__Required task__: Count only the lines of the records that hold "TypeScript", then give the number without any other words.

__Input for this task__:
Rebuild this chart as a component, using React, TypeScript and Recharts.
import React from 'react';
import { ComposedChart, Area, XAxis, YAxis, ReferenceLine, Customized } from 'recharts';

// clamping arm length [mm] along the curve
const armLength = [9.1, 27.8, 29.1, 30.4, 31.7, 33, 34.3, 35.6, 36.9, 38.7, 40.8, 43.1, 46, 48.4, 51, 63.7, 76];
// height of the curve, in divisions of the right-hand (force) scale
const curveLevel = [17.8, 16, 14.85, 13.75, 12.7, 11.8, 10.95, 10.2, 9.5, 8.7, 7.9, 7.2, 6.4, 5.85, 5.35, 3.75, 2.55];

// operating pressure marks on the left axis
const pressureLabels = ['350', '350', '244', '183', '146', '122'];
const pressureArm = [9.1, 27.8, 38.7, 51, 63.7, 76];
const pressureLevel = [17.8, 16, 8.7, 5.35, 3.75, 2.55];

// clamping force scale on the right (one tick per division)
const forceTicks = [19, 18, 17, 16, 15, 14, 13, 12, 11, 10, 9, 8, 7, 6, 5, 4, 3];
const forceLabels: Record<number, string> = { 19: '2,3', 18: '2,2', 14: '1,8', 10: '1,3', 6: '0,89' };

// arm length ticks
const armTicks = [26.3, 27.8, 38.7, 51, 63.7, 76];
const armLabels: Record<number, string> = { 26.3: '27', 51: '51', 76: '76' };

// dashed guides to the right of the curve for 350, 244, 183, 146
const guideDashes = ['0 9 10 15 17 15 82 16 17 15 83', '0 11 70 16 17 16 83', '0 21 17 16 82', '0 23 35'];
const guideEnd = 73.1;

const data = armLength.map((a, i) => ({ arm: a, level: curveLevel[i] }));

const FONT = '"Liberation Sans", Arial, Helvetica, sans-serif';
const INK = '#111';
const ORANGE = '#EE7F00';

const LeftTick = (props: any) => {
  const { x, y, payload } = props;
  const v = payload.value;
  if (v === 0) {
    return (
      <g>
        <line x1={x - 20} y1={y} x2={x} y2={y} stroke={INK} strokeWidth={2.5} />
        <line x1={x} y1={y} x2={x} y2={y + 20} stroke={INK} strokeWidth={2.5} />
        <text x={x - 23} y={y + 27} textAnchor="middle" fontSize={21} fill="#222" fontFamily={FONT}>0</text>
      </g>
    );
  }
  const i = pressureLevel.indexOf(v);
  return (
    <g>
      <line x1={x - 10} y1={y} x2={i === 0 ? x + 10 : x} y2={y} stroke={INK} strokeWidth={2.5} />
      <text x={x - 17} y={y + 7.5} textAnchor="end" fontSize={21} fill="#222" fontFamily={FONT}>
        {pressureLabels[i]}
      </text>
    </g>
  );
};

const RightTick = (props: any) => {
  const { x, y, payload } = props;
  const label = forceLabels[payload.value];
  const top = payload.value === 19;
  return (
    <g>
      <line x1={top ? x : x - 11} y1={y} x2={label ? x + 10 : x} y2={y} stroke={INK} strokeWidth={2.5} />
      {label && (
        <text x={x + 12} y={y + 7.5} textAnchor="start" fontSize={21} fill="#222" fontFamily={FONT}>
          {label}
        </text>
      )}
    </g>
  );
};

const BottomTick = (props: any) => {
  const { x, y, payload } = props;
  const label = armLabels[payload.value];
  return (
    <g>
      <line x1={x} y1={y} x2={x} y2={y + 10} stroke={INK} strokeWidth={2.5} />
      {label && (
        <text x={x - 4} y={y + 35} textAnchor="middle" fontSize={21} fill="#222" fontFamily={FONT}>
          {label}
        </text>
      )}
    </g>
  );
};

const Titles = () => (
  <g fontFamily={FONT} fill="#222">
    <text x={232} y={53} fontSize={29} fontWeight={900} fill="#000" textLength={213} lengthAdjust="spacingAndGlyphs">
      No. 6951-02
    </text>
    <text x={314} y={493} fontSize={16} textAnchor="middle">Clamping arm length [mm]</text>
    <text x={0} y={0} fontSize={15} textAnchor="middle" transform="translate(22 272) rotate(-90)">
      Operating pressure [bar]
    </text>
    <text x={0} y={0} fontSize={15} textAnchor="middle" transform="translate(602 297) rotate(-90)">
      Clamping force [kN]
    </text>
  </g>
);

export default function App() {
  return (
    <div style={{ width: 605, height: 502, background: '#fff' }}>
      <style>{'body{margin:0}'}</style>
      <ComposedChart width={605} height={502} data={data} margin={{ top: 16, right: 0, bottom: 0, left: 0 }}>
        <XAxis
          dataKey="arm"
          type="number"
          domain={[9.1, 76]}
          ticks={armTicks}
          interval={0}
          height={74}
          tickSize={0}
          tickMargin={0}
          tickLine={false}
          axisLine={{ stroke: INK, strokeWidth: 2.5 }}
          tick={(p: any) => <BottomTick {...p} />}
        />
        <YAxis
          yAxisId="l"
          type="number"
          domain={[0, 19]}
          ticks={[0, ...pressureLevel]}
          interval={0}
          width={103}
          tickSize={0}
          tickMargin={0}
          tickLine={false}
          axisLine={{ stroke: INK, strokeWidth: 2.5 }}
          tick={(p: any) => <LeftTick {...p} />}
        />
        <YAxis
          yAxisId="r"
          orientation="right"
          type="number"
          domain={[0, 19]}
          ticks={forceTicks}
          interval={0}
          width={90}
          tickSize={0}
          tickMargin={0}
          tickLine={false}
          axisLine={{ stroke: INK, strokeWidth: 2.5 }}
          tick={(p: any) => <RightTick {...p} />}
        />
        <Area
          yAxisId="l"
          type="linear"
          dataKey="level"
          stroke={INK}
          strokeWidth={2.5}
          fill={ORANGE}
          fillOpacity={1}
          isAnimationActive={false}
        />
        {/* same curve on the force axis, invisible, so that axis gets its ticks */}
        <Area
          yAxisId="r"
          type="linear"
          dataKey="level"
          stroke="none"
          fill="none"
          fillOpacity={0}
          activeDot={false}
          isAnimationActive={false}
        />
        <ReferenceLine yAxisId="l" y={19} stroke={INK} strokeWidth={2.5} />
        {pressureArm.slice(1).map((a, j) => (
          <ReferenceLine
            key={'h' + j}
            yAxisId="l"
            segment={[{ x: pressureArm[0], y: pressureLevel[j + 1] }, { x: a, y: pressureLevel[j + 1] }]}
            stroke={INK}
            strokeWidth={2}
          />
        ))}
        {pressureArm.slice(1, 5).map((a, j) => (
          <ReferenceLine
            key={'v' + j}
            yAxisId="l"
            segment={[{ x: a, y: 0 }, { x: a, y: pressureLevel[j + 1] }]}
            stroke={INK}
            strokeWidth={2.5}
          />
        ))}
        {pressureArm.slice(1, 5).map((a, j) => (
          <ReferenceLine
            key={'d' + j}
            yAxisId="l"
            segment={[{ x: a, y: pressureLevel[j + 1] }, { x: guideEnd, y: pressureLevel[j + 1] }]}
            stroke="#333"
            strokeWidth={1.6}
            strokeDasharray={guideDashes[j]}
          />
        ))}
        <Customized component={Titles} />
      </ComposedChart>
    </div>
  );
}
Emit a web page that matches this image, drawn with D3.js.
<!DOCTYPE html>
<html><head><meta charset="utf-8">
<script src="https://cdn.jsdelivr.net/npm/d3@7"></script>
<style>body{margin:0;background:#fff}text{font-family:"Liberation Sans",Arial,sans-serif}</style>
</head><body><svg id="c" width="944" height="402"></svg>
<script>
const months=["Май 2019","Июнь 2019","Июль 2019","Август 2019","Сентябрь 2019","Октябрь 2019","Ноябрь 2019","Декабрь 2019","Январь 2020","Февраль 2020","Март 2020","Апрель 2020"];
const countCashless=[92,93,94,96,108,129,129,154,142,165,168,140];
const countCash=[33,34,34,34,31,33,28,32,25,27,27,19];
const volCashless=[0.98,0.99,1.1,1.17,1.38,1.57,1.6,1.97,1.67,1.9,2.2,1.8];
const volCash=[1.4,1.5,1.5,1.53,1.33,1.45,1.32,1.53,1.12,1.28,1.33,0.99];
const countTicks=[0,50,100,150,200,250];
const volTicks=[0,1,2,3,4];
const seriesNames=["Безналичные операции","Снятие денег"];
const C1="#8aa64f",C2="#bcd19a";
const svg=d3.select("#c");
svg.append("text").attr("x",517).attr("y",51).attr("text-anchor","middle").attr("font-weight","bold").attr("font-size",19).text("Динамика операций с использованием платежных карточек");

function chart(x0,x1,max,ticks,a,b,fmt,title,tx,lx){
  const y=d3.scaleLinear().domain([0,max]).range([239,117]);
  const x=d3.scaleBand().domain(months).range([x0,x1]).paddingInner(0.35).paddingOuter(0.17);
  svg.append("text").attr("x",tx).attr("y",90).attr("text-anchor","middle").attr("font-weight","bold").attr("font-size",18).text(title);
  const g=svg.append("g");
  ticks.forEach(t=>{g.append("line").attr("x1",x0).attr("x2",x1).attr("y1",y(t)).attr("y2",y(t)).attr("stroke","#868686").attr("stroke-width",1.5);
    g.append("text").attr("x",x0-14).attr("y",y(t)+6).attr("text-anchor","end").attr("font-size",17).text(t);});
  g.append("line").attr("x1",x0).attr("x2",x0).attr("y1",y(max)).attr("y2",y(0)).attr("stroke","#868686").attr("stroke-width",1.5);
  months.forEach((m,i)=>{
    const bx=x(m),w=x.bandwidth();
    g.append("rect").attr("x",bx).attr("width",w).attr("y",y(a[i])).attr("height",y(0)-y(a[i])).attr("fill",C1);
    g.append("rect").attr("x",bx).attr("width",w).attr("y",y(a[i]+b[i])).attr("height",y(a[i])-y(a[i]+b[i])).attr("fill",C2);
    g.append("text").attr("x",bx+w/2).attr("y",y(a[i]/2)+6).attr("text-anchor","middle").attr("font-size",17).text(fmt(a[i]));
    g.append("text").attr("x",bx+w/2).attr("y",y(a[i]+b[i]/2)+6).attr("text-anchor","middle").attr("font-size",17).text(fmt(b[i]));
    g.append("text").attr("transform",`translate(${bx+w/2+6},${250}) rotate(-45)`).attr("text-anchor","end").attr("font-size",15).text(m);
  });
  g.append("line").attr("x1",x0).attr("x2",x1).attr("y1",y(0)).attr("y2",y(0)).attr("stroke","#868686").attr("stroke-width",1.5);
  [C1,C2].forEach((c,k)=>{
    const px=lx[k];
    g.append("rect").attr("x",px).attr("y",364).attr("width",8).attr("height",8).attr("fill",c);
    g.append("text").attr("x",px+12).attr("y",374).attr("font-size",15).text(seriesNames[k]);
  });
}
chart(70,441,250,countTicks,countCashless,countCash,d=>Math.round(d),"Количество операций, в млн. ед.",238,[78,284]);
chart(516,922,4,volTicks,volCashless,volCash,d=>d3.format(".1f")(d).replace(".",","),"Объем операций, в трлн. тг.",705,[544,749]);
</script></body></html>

==

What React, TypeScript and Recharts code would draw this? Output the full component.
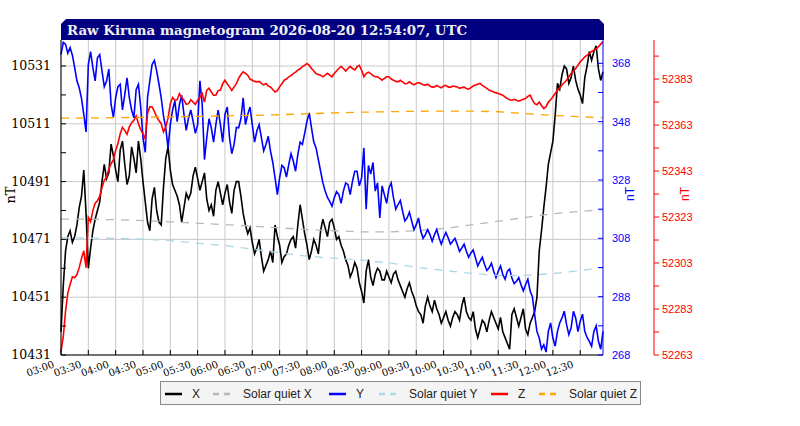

==

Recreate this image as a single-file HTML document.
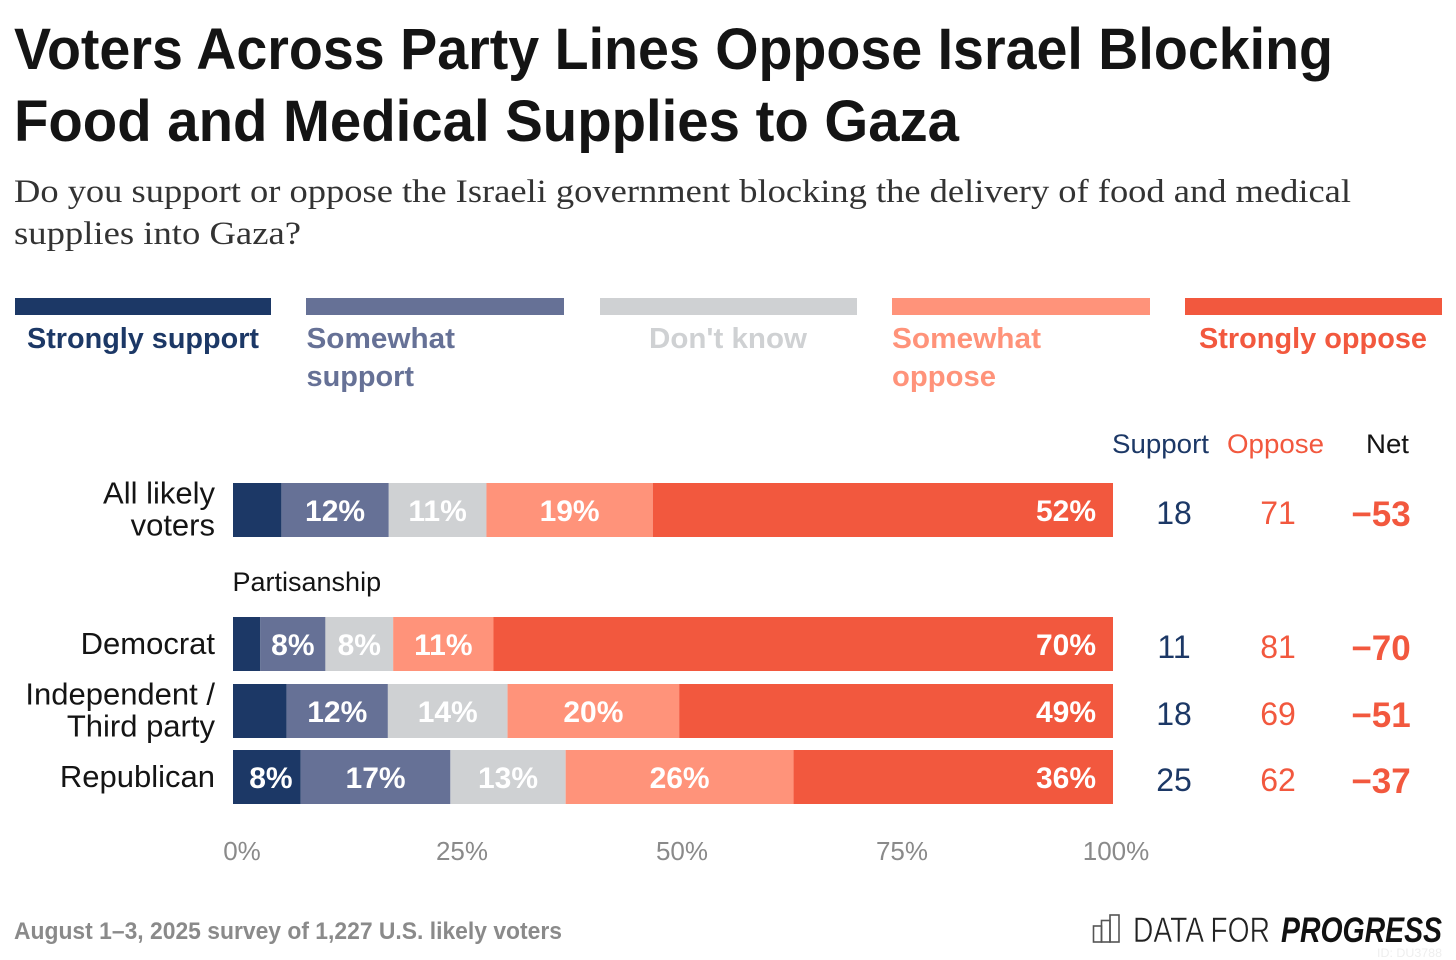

__Solution below__: 2